Having grown up in the Third Ward, Crowl believed he would fulfill the position well due to his knowledge of the area and the issues those individuals face.

“I thought Ward Three is not only obviously where I live now, but it is also where I grew up and where my parents live, so I felt like I knew this area of the city very, very well,” Crowl said. “I care a great deal about (Athens), so I thought I might be a voice of reason or a solid voice on Council.”

However, Crowl said, in practice, the distinction between an At-Large representative and a Ward representative is only visible when a constituent of his Ward approaches him regarding a specific issue.

“For example, we are talking about parking fee changes. The city administration has proposed a change raising some of the parking fees, and I have a local neighbor of mine who approached me about these changes, particularly to the motorcycle permit fee increase,” Crowl said. “Because he's in my Ward, I want to represent him. So, I contacted the city to find out why they were proposing that they raise these rates and what had their rates been in the past and what do other cities charge for this or the university charge for this? So, I can provide that information to him.”

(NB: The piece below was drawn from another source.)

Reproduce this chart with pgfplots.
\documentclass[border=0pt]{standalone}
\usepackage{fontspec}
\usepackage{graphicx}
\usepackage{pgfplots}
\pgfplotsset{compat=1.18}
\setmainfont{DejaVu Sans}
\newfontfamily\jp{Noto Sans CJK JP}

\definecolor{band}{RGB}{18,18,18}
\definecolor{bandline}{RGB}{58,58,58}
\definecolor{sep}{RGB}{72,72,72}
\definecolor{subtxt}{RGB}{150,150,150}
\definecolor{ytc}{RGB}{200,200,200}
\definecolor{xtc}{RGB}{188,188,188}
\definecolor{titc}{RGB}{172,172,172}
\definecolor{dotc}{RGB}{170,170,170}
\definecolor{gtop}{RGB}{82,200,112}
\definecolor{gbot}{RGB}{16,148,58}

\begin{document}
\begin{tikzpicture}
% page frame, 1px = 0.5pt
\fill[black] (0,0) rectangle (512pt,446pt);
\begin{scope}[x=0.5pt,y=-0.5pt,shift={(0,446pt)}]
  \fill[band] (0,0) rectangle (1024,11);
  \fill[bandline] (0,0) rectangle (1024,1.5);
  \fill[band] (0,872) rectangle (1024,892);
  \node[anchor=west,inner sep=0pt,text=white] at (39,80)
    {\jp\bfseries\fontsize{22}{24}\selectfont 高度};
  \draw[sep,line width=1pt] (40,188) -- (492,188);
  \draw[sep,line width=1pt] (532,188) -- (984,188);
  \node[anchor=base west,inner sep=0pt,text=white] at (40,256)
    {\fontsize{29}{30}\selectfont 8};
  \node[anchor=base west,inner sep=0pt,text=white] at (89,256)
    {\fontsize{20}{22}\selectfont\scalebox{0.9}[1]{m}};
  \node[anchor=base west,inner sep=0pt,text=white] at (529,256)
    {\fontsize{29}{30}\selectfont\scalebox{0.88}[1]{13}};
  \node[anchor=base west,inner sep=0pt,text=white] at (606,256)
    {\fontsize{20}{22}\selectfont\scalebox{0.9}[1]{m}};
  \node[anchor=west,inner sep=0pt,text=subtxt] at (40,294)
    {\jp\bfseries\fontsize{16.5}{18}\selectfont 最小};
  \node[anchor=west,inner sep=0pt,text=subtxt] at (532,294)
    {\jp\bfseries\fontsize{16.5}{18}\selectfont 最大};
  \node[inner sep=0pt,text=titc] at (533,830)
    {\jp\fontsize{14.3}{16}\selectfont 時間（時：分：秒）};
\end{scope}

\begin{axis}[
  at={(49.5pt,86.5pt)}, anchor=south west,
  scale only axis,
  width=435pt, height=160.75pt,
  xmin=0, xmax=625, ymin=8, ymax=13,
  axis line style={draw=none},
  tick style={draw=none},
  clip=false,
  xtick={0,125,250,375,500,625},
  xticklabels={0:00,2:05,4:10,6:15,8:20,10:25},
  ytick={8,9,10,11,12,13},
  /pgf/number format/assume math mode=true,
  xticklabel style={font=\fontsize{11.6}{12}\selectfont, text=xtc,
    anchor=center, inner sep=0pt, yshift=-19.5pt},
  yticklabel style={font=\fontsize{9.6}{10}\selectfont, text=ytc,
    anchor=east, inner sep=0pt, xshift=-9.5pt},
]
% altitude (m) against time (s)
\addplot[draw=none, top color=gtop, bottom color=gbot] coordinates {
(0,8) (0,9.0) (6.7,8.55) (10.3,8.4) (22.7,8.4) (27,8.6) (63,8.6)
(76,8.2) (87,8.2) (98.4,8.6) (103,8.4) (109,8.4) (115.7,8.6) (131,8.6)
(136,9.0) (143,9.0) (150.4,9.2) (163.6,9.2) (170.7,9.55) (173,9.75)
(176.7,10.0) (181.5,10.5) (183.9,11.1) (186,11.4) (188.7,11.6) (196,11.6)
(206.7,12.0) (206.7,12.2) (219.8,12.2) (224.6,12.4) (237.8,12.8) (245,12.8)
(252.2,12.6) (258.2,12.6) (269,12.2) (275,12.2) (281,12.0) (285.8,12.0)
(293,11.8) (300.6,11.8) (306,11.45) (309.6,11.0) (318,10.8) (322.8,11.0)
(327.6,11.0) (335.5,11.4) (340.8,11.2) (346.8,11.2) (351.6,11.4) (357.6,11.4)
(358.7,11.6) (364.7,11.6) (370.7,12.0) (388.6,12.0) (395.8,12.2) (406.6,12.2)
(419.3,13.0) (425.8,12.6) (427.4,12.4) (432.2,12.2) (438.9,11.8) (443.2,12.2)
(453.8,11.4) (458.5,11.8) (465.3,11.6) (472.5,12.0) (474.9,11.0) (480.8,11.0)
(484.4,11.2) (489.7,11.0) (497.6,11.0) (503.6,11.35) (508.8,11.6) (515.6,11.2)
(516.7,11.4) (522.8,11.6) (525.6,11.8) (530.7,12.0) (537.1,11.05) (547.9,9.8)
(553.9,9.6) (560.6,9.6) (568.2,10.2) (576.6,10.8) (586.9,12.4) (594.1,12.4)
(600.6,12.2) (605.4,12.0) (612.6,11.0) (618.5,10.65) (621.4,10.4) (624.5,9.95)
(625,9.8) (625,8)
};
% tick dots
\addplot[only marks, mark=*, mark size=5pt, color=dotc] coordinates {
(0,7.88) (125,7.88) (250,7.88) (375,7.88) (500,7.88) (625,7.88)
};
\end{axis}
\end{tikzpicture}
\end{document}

However, for Councilman Micah McCarey, D-At Large, the decision of running At-Large versus for a Ward seat wasn’t one he had to consider initially. He was appointed by the Athens Democratic Party in June for the seat he is currently in after former councilwoman Beth Clodfelter vacated the position.

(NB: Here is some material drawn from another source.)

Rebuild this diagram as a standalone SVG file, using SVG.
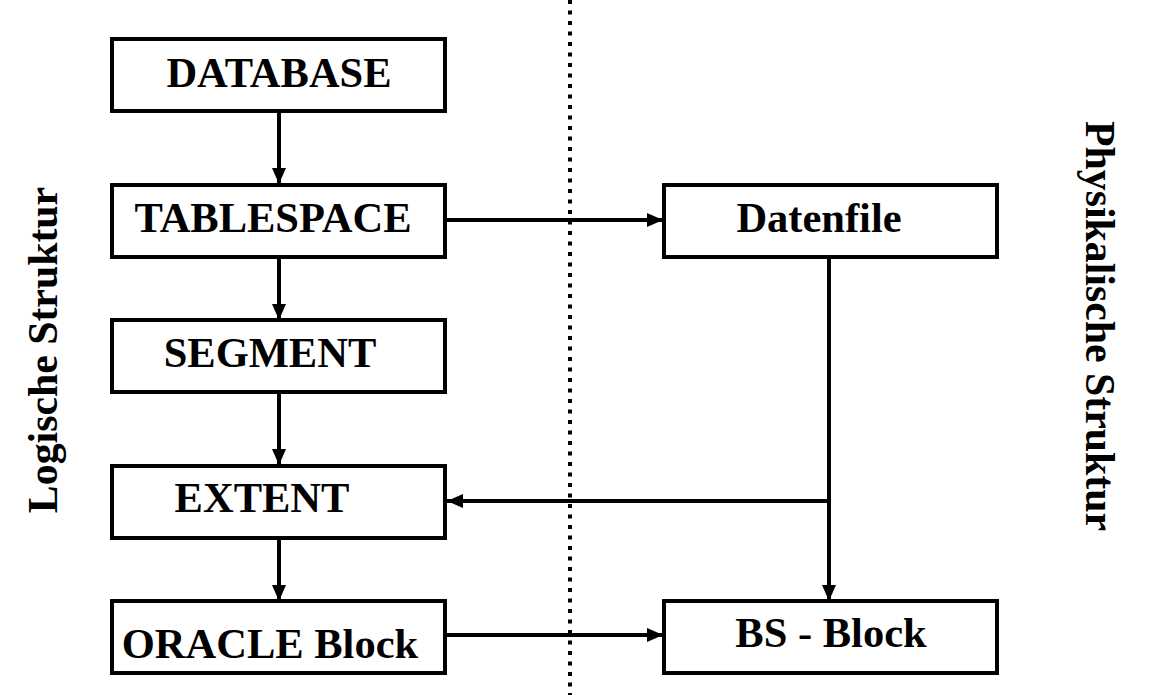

“I feel very fortunate to be in an At-Large position. I understand from even just conversations with our City Council president that, practically, there's not a big difference between the At-Large seats and a Ward seat,” McCarey said. “Conceptually … it’s, for me, really enjoyable for me to be able to think pretty holistically about the city.”

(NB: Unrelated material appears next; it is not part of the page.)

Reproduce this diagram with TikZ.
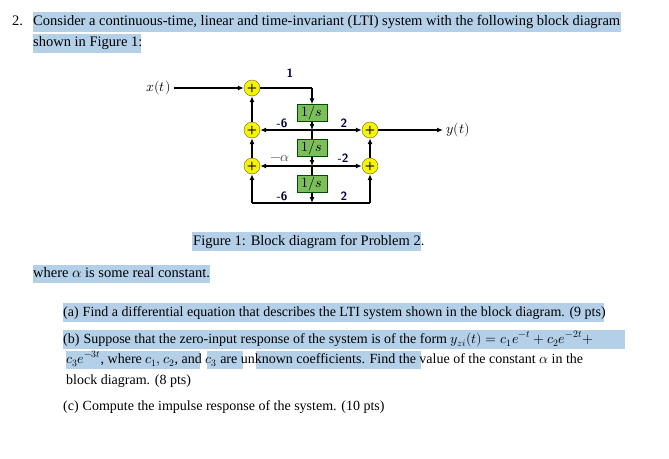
\documentclass[tikz,border=0pt]{standalone}
\usepackage{fontspec}
\setmainfont{Liberation Serif}
\usepackage{unicode-math}
\setmathfont{Latin Modern Math}
\usetikzlibrary{arrows.meta}
\definecolor{hl}{HTML}{B4D0E8}
\definecolor{sumy}{HTML}{F5F500}
\definecolor{blk}{HTML}{7CBF5A}
\tikzset{
 sumn/.style={circle,draw=olive!70!black,fill=sumy,minimum size=16pt,inner sep=0pt,font=\sffamily\bfseries\fontsize{12}{12}\selectfont},
 intb/.style={draw=green!30!black,fill=blk,minimum width=30pt,minimum height=17pt,inner sep=0pt,font=\fontsize{14}{14}\selectfont},
 sig/.style={line width=1.2pt,-{Latex[length=6pt,width=5pt]}},
 wire/.style={line width=1.2pt},
 gain/.style={font=\sffamily\bfseries\fontsize{12}{12}\selectfont,text=blue!25!black},
 txt/.style={anchor=base west,inner sep=0pt,font=\fontsize{14.5}{15}\selectfont},
 qtxt/.style={anchor=base west,inner sep=0pt,font=\fontsize{14}{15}\selectfont},
 hlb/.style={fill=hl,draw=none}
}
\begin{document}
\begin{tikzpicture}[x=1pt,y=-1pt]
\useasboundingbox[fill=white] (0,0) rectangle (669,458);
% highlights
\fill[hl] (33,12) rectangle (621,32);
\fill[hl] (33,34) rectangle (141,53);
\fill[hl] (192,232) rectangle (421,251);
\fill[hl] (33,265) rectangle (210,283);
\fill[hl] (63,303) rectangle (604,322);
\fill[hl] (63,330) rectangle (625,349);
\fill[hl] (66,351) rectangle (200,369);
\fill[hl] (207,351) rectangle (243,369);
\fill[hl] (256,351) rectangle (421,369);
% text
\node[txt] (t0) at (12,25) {2.};
\node[txt] (t1) at (33,25) {Consider a continuous-time, linear and time-invariant (LTI) system with the following block diagram};
\node[txt] (t2) at (33,46) {shown in Figure 1:};
\node[txt] (cap) at (193,245) {Figure 1: Block diagram for Problem 2.};
\node[txt] (wh) at (33,277) {where $\alpha$ is some real constant.};
\node[qtxt] (qa) at (63,316) {(a)\hspace{4pt}Find a differential equation that describes the LTI system shown in the block diagram. (9 pts)};
\node[qtxt] (qb) at (63,343) {(b)\hspace{4pt}Suppose that the zero-input response of the system is of the form $y_{zi}(t)=c_1e^{-t}+c_2e^{-2t}+$};
\node[qtxt] (qb2) at (66,363) {$c_3e^{-3t}$, where $c_1,c_2$, and $c_3$ are unknown coefficients. Find the value of the constant $\alpha$ in the};
\node[qtxt] (qb3) at (66,384) {block diagram. (8 pts)};
\node[qtxt] (qc) at (63,410) {(c)\hspace{4pt}Compute the impulse response of the system. (10 pts)};
% diagram
\node[sumn] (s1) at (252,88) {+};
\node[sumn] (s2) at (252,130) {+};
\node[sumn] (s3) at (252,166) {+};
\node[sumn] (s4) at (370,130) {+};
\node[sumn] (s5) at (370,166) {+};
\node[intb] (b1) at (312,113) {$1/s$};
\node[intb] (b2) at (312,148) {$1/s$};
\node[intb] (b3) at (312,184) {$1/s$};
\node[anchor=east,font=\fontsize{14}{14}\selectfont] (x) at (174,88) {$x(t)$};
\node[anchor=west,font=\fontsize{14}{14}\selectfont] (y) at (443,130) {$y(t)$};
\coordinate (k1) at (312,88);
\coordinate (bl) at (252,203);
\coordinate (bm) at (312,203);
\coordinate (br) at (370,203);
\coordinate (m1) at (312,130);
\coordinate (m2) at (312,166);
\draw[sig] (x) -- (s1);
\draw[wire] (s1) -- (k1);
\draw[sig] (k1) -- (b1);
\draw[sig] (b1) -- (m1);
\draw[wire] (m1) -- (b2);
\draw[sig] (b2) -- (m2);
\draw[wire] (m2) -- (b3);
\draw[sig] (b3) -- (bm);
\draw[sig] (m1) -- (s2);
\draw[sig] (m1) -- (s4);
\draw[sig] (m2) -- (s3);
\draw[sig] (m2) -- (s5);
\draw[wire] (bm) -- (bl);
\draw[sig] (bl) -- (s3);
\draw[wire] (bm) -- (br);
\draw[sig] (br) -- (s5);
\draw[sig] (s3) -- (s2);
\draw[sig] (s2) -- (s1);
\draw[sig] (s5) -- (s4);
\draw[sig] (s4) -- (y);
\node[gain] (g1) at (290,73) {1};
\node[gain] (g2) at (282,123) {-6};
\node[gain] (g3) at (344,123) {2};
\node[font=\fontsize{14}{14}\selectfont,text=gray!60!black] (g4) at (280,158) {$-\alpha$};
\node[gain] (g5) at (343,158) {-2};
\node[gain] (g6) at (282,196) {-6};
\node[gain] (g7) at (344,196) {2};
\end{tikzpicture}
\end{document}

McCarey reiterated that all council members weigh in on decisions that impact the city beyond a specific Ward. At-Large members, despite representing a larger number of individuals, do not possess more power in decision-making within Council, he said.

Damon Krane, a candidate for an At-Large seat this election season, said one of the biggest reasons he decided to run for one of the three seats this year is due to the nature of the race itself.

“The only race we see in the city where there are four, five, six candidates (running) is the At-Large race, and I think a result of that is that the discussion that happens at candidate forums and in questionnaires tends to be much richer. It addresses a lot more city issues,” Krane said. “I wanted to also run in that context where there'd be that opportunity to talk more about a wider variety of city issues with a wider variety of candidates.

With his interest in the position resting upon open debate, Krane said he was disappointed with the Democratic candidates’ absence at candidate forums that are open to all of them over the past few weeks

There are five individuals running for the three seats Tuesday, with Krane and Iris Virjee running as Independents and McCarey, Ben Ziff and Sarah Grace running for reelection as Democrats.

Contrary to Krane’s reasoning, Jeff Risner, D-2nd Ward, said he doesn't enjoy running in an election that is opposed by members of his own party. Risner is running for his sixth term on Council unopposed, and he has served on the body for nearly 10 years.

“I wouldn't want to try to bump someone out of their seat, or maybe they did better than me, and I'd be beaten,” Risner said.

Risner said he has focused on issues such as traffic control, flash flooding and a lack of commercial space within his Ward. Additionally, based on the way the Ward maps are drawn, part of the Ohio University campus falls within Risner’s jurisdiction, and he wishes students would be more active in voicing the issues they face.

“My attitude has been that when I'm on Council, I represent the Second Ward for their interests, and then following that, I represent the city as a whole,” Risner said.

Despite representatives and potential candidates expressing different rationale for running for Council, the distinction remains minimal.

“I do think that being At-Large is an interesting position because you do have more flexibility about how you get involved because you don't have this parameter of you're really just this Ward representative,” Crowl said. “But, in essence, when we are all up sitting in Council talking about things, there's not a great distinction between being a Ward representative or being an At-Large.”